STEVENSON v. SHARMA

Appellate Court of Illinois (2020)

Facts

Issue

Holding — Hoffman, J.

Rule

Reasoning

Deep Dive: How the Court Reached Its Decision

Court's Analysis of Judicial Estoppel

The Illinois Appellate Court analyzed whether the doctrine of judicial estoppel barred Mark Stevenson's claim against the dental defendants. The court explained that for judicial estoppel to apply, five prerequisites must be satisfied: the party must have taken two positions that are factually inconsistent, those positions must have been taken in separate judicial proceedings, the party must have intended for the court to accept the truth of the facts alleged, and the party must have succeeded in the first proceeding, receiving some benefit from it. In Stevenson's case, the court recognized that he did not disclose his claim against the defendants during his bankruptcy proceedings, which suggested an inconsistency. However, the court highlighted that the crucial element to determine was whether this omission was intentional or merely a result of inadvertence. The court noted that Stevenson's affidavit claiming unawareness of the obligation to disclose created a factual question regarding his intent, which should be assessed by a jury rather than resolved at the summary judgment stage. Hence, the court found that the intent to deceive or mislead was a material question of fact that warranted further proceedings.
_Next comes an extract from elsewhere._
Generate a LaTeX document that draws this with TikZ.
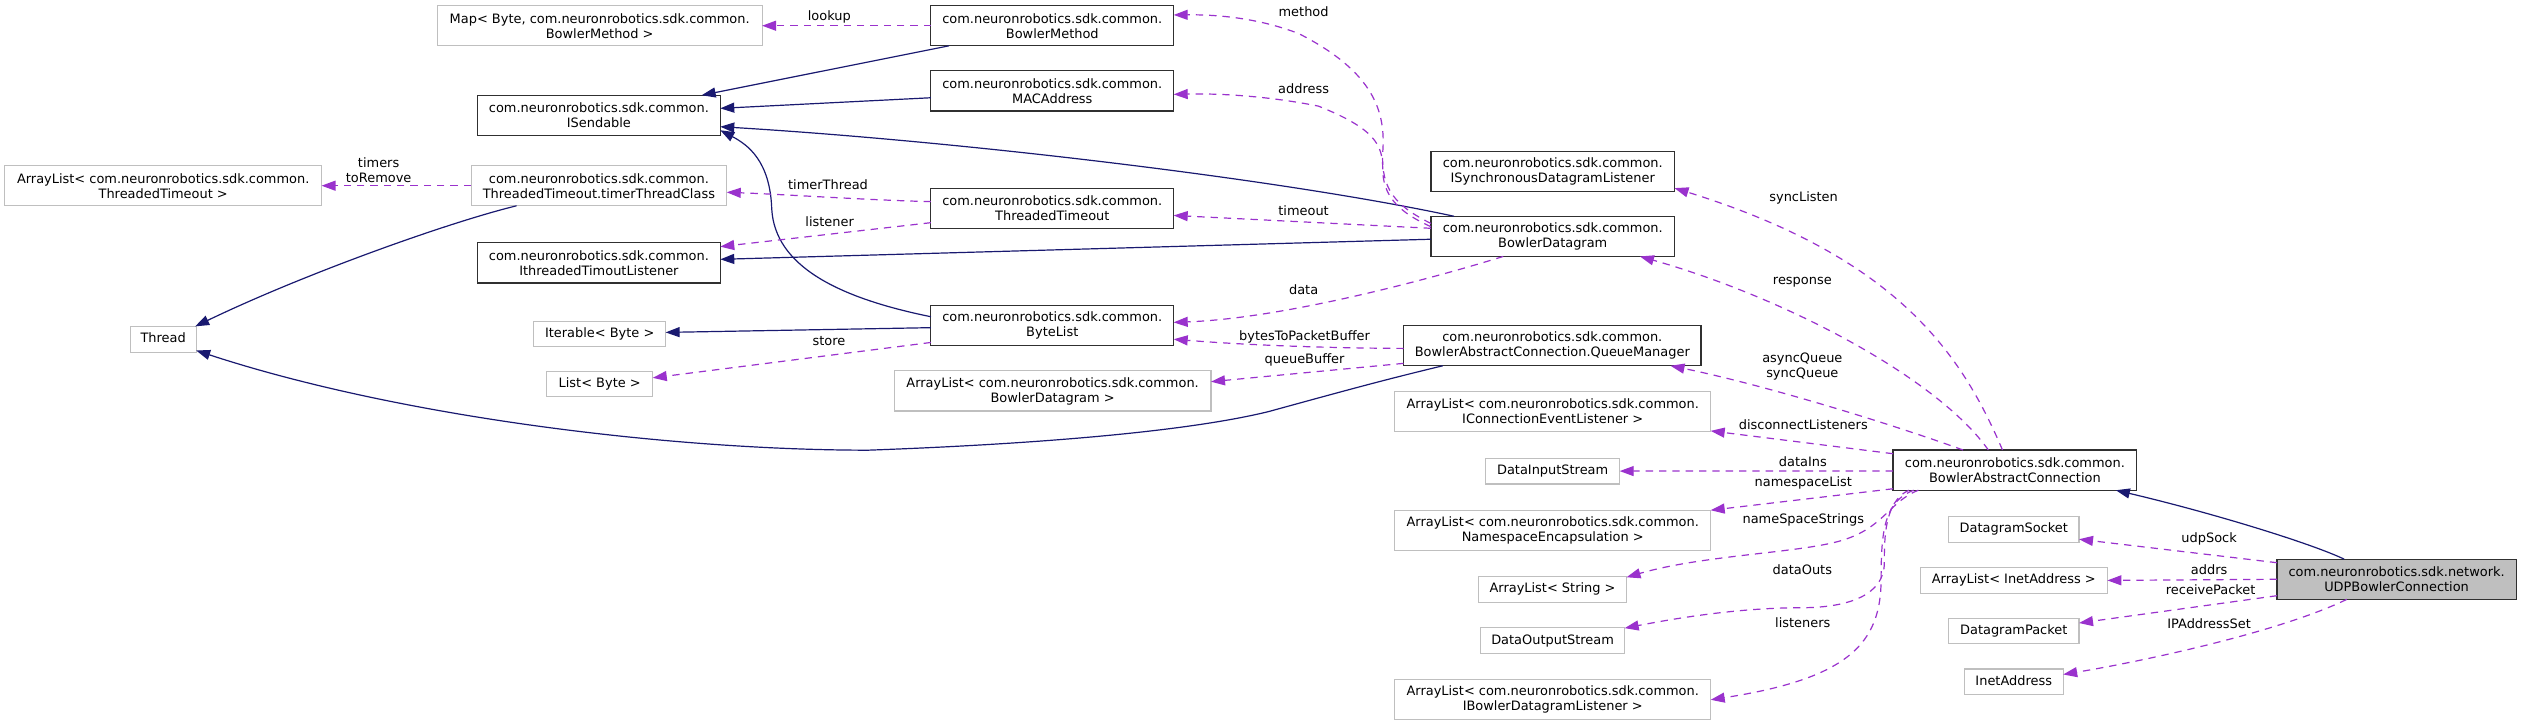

Continuing Obligation in Bankruptcy

The court emphasized that a debtor has a continuous obligation to disclose all potential causes of action to the bankruptcy court. This obligation ensures transparency and allows creditors to assess the debtor's financial situation accurately. The court referenced the relevant provisions of the Bankruptcy Code and the Federal Rules of Bankruptcy Procedure, which require debtors to disclose any interest acquired post-petition. By failing to disclose his claim against the defendants, the plaintiff arguably violated this obligation. Nevertheless, the court acknowledged that the mere failure to disclose does not automatically imply intent to deceive. This distinction is critical because the doctrine of judicial estoppel requires proof of an intent to mislead, which was not sufficiently established in this case based on the evidence presented.

Assessment of Intent

The court pointed out that determining a party's intent is inherently a factual issue, making it inappropriate for resolution via summary judgment. The appellate court observed that Stevenson's affidavit, which stated he did not intend to deceive the bankruptcy court, created a genuine issue of material fact regarding his state of mind. The court reiterated that summary judgment is generally reserved for cases where there is no dispute about material facts, particularly when intent, motive, and subjective feelings play a significant role. The defendants argued that the circumstantial evidence indicated a pattern of inconsistent statements from Stevenson, which could imply intent to deceive. However, the court concluded that these inconsistencies alone did not definitively establish intent, thus preserving the need for a full trial to explore these factual issues further.

Conclusion on Summary Judgment

Ultimately, the Illinois Appellate Court reversed the trial court's grant of summary judgment in favor of the defendants. The appellate court determined that there was a legitimate dispute regarding the plaintiff's intent to conceal his claim from the bankruptcy court, which warranted further examination in a trial setting. The court instructed the lower court to conduct additional proceedings consistent with its findings, affirming that the elements of judicial estoppel were not conclusively met due to the unresolved question of intent. This decision underscored the complexities involved in cases where judicial estoppel is invoked and highlighted the importance of intent in evaluating a party's compliance with bankruptcy disclosure obligations.